Every Israeli and Jordanian community in the valley depends upon these underground layers of water-bearing rock and sand, he said.

"There is no such thing as 100 percent sealing efficiency," Adar said. "Even if the canal leaks from across the Jordanian border, it's the same basin. It's the same bathtub."

The canal would also cause a massive flow of water from the Red Sea to the Dead Sea via the Gulf of Aqaba.

"The gulf will no longer be a dead end, and a substantial current would be created. … This needs to be examined, and it hasn't been thus far," Adar said.

Chemical Surplus

Adar also raises concerns that an influx of seawater would change the chemical makeup of the Dead Sea.

The sea is naturally fed by fresh water from the Jordan River and its tributaries and by seasonal flash floods running out of desert canyons on the Israeli and Jordanian banks.

But channeling in seawater would likely dump surpluses of calcium, sulfur, and gypsum into the sea.

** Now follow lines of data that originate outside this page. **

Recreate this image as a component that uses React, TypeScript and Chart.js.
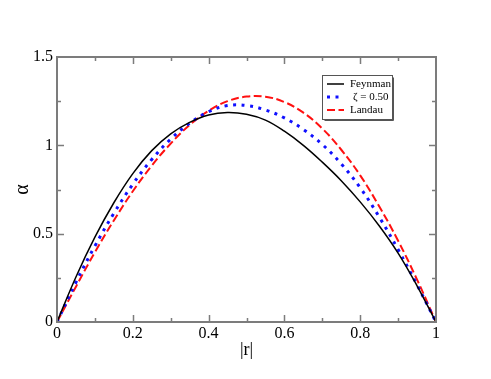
import React, { useEffect, useRef } from "react";
import { Chart, registerables } from "chart.js";

Chart.register(...registerables);

// |r| sample positions
const rValues = [0, 0.05, 0.1, 0.15, 0.2, 0.25, 0.3, 0.35, 0.4, 0.45, 0.5, 0.55, 0.6, 0.65, 0.7, 0.75, 0.8, 0.85, 0.9, 0.95, 1.0];
// alpha for each model
const feynman = [0, 0.255, 0.48, 0.675, 0.84, 0.97, 1.065, 1.13, 1.172, 1.186, 1.176, 1.143, 1.08, 1.0, 0.905, 0.8, 0.68, 0.545, 0.39, 0.205, 0];
const zeta050 = [0, 0.225, 0.43, 0.615, 0.78, 0.92, 1.035, 1.125, 1.19, 1.225, 1.225, 1.2, 1.155, 1.09, 1.005, 0.895, 0.76, 0.595, 0.41, 0.21, 0];
const landau = [0, 0.2, 0.395, 0.575, 0.74, 0.885, 1.01, 1.115, 1.195, 1.25, 1.276, 1.275, 1.245, 1.185, 1.095, 0.975, 0.83, 0.655, 0.46, 0.24, 0];

const seriesLabels = ["Feynman", "\u03b6 = 0.50", "Landau"];
const xTitle = "|r|";
const yTitle = "\u03b1";

const SERIF = "'Liberation Serif', 'Times New Roman', serif";
const FRAME = "#7c7c7c";

const frameTicksPlugin = {
  id: "frameTicks",
  afterDatasetsDraw(chart: any) {
    const { ctx, chartArea } = chart;
    const { left, right, top, bottom } = chartArea;
    const xs = chart.scales.x;
    const ys = chart.scales.y;
    ctx.save();
    ctx.strokeStyle = FRAME;
    ctx.lineWidth = 1.5;
    ctx.beginPath();
    xs.ticks.forEach((t: any) => {
      const p = Math.round(xs.getPixelForValue(t.value)) + 0.5;
      if (p <= left + 1 || p >= right - 1) return;
      const major = Math.round(t.value * 10) % 2 === 0;
      const len = major ? 7 : 4;
      ctx.moveTo(p, bottom);
      ctx.lineTo(p, bottom - len);
      ctx.moveTo(p, top);
      ctx.lineTo(p, top + len);
    });
    ys.ticks.forEach((t: any) => {
      const p = Math.round(ys.getPixelForValue(t.value)) + 0.5;
      if (p <= top + 1 || p >= bottom - 1) return;
      const major = Math.round(t.value * 4) % 2 === 0;
      const len = major ? 7 : 4;
      ctx.moveTo(left, p);
      ctx.lineTo(left + len, p);
      ctx.moveTo(right, p);
      ctx.lineTo(right - len, p);
    });
    ctx.stroke();
    ctx.lineWidth = 2;
    ctx.strokeRect(left, top, right - left, bottom - top);
    ctx.restore();
  },
};

const legendPlugin = {
  id: "boxLegend",
  afterDraw(chart: any) {
    const { ctx } = chart;
    const bx = 322.5, by = 75.5, bw = 70, bh = 44;
    ctx.save();
    ctx.fillStyle = "#ffffff";
    ctx.fillRect(bx, by, bw, bh);
    ctx.strokeStyle = "#555555";
    ctx.lineWidth = 1;
    ctx.strokeRect(bx, by, bw, bh);
    ctx.beginPath();
    ctx.moveTo(bx + bw + 1, by + 2);
    ctx.lineTo(bx + bw + 1, by + bh + 1);
    ctx.lineTo(bx + 2, by + bh + 1);
    ctx.stroke();
    ctx.font = "11px " + SERIF;
    ctx.textBaseline = "middle";
    ctx.fillStyle = "#000000";
    const rows = [84, 97, 110];
    chart.data.datasets.forEach((ds: any, i: number) => {
      const y = rows[i];
      ctx.save();
      ctx.strokeStyle = ds.borderColor;
      ctx.lineWidth = ds.borderWidth;
      ctx.setLineDash(ds.borderDash || []);
      ctx.beginPath();
      ctx.moveTo(327, y);
      ctx.lineTo(i === 1 ? 341 : 344, y);
      ctx.stroke();
      ctx.restore();
      ctx.fillText(ds.label, i === 1 ? 353 : 350, y);
    });
    ctx.restore();
  },
};

export default function App() {
  const canvasRef = useRef<HTMLCanvasElement | null>(null);

  useEffect(() => {
    document.body.style.margin = "0";
    const canvas = canvasRef.current;
    if (!canvas) return;
    const mk = (vals: number[]) => rValues.map((x, i) => ({ x, y: vals[i] }));
    const chart = new Chart(canvas, {
      type: "line",
      data: {
        datasets: [
          {
            label: seriesLabels[0],
            data: mk(feynman),
            borderColor: "#000000",
            borderWidth: 1.5,
            pointRadius: 0,
            tension: 0.4,
            fill: false,
          },
          {
            label: seriesLabels[1],
            data: mk(zeta050),
            borderColor: "#1010ff",
            borderWidth: 3,
            borderDash: [3, 5.5],
            pointRadius: 0,
            tension: 0.4,
            fill: false,
          },
          {
            label: seriesLabels[2],
            data: mk(landau),
            borderColor: "#ff1010",
            borderWidth: 2,
            borderDash: [8, 3.5],
            pointRadius: 0,
            tension: 0.4,
            fill: false,
          },
        ],
      },
      options: {
        animation: false,
        responsive: true,
        maintainAspectRatio: false,
        layout: { padding: { top: 57, right: 55, left: 0, bottom: 0 } },
        plugins: { legend: { display: false }, tooltip: { enabled: false } },
        scales: {
          x: {
            type: "linear",
            min: 0,
            max: 1,
            grid: { display: false, drawTicks: false },
            border: { display: false },
            ticks: {
              stepSize: 0.1,
              autoSkip: false,
              maxRotation: 0,
              padding: 2,
              color: "#000000",
              font: { family: SERIF, size: 16 },
              callback: (v: any) => {
                const n = Number(v);
                return Math.round(n * 10) % 2 === 0 ? String(+n.toFixed(1)) : "";
              },
            },
            title: {
              display: true,
              text: xTitle,
              color: "#000000",
              font: { family: SERIF, size: 18 },
              padding: { top: 0, bottom: 18 },
            },
            afterFit: (s: any) => {
              s.height = 57;
            },
          },
          y: {
            type: "linear",
            min: 0,
            max: 1.5,
            grid: { display: false, drawTicks: false },
            border: { display: false },
            ticks: {
              stepSize: 0.25,
              autoSkip: false,
              padding: 4,
              color: "#000000",
              font: { family: SERIF, size: 16 },
              callback: (v: any) => {
                const n = Number(v);
                return Math.round(n * 4) % 2 === 0 ? String(+n.toFixed(2)) : "";
              },
            },
            title: {
              display: true,
              text: yTitle,
              color: "#000000",
              font: { family: SERIF, size: 20 },
              padding: { top: 11, bottom: 0 },
            },
            afterFit: (s: any) => {
              s.width = 57;
            },
          },
        },
      },
      plugins: [frameTicksPlugin, legendPlugin],
    } as any);
    return () => chart.destroy();
  }, []);

  return (
    <div style={{ width: 491, height: 379, position: "relative" }}>
      <canvas ref={canvasRef} />
    </div>
  );
}
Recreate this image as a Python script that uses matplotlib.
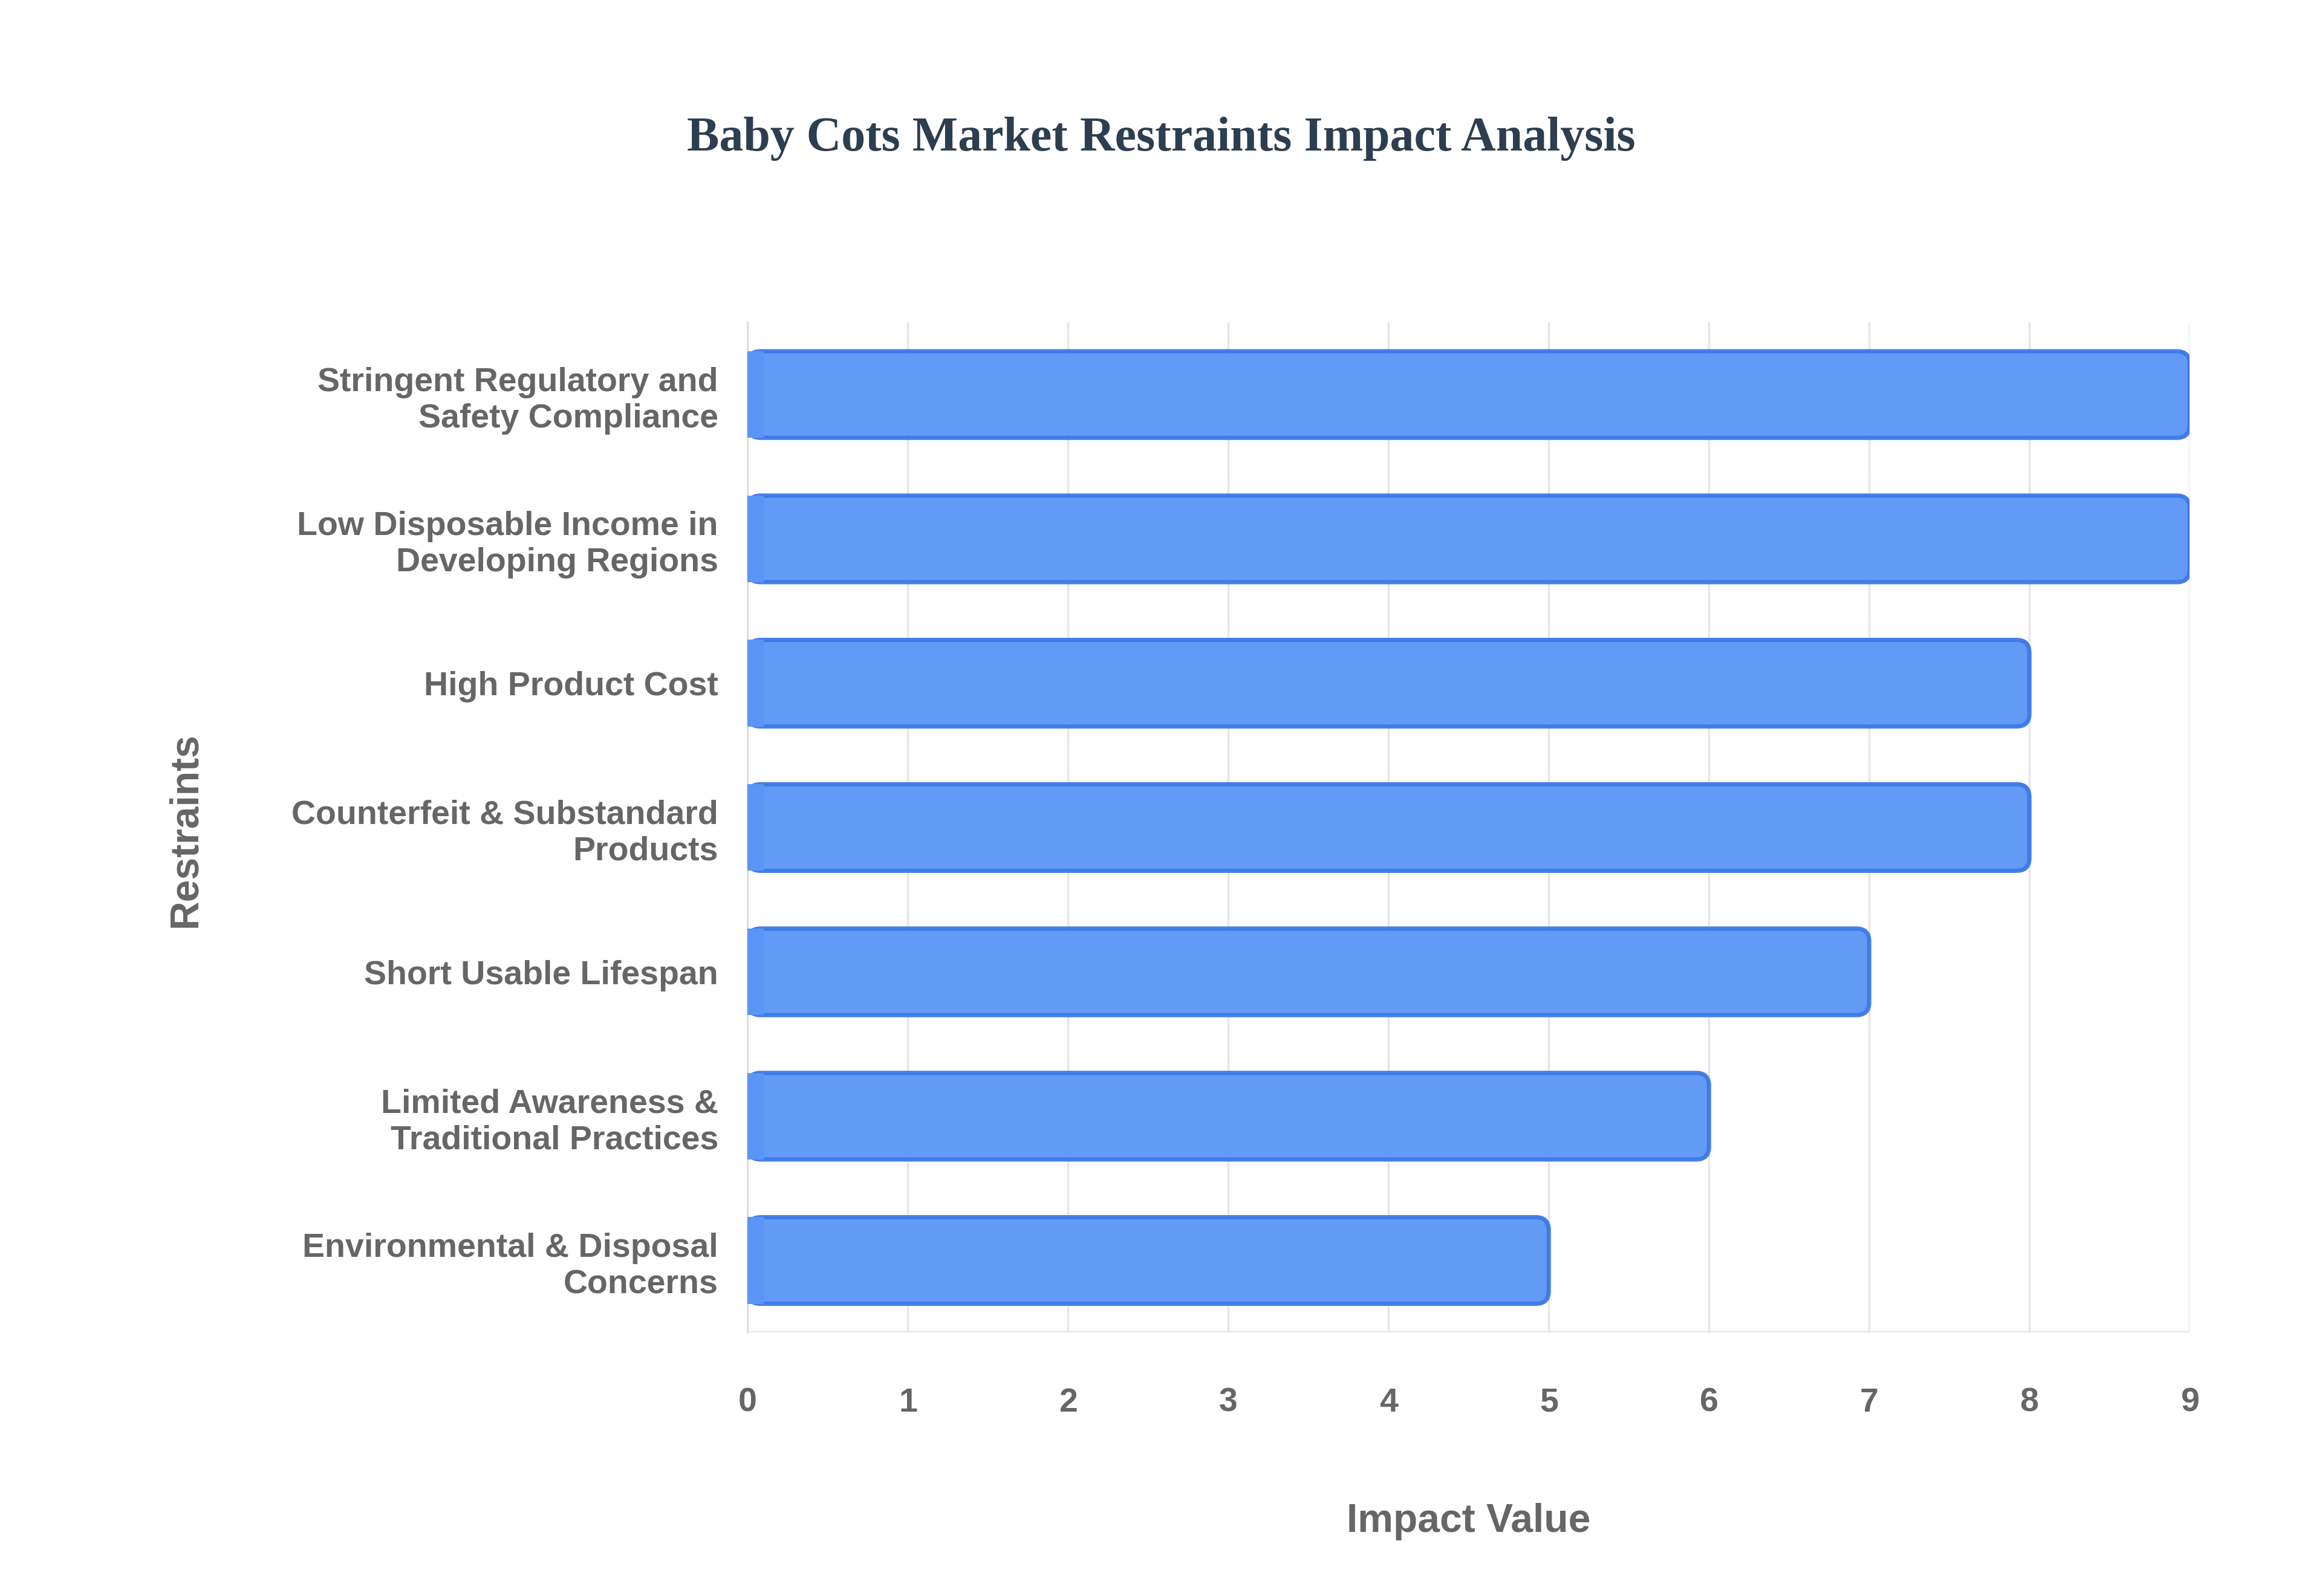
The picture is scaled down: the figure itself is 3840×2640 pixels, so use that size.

"The fact is that this water will raise the Dead Sea to its original level. This is positive," Adar said.

"But we also need to examine the hydrochemical evolution that will be caused."

Adar said building the canal is not the only way to save the rapidly shrinking Dead Sea.

Rather than siphoning water from the Dead Sea's sources, local authoritie could "desalinate more seawater from the Mediterranean," he said, referring to the process that creates fresh water by removing salt from ocean water.

"And if Syria, Jordan, and Israel reach an agreement to let natural runoff enter the Dead Sea via the Yarmuk and Jordan Rivers, it will recover. It may take another hundred years to recover. But it will."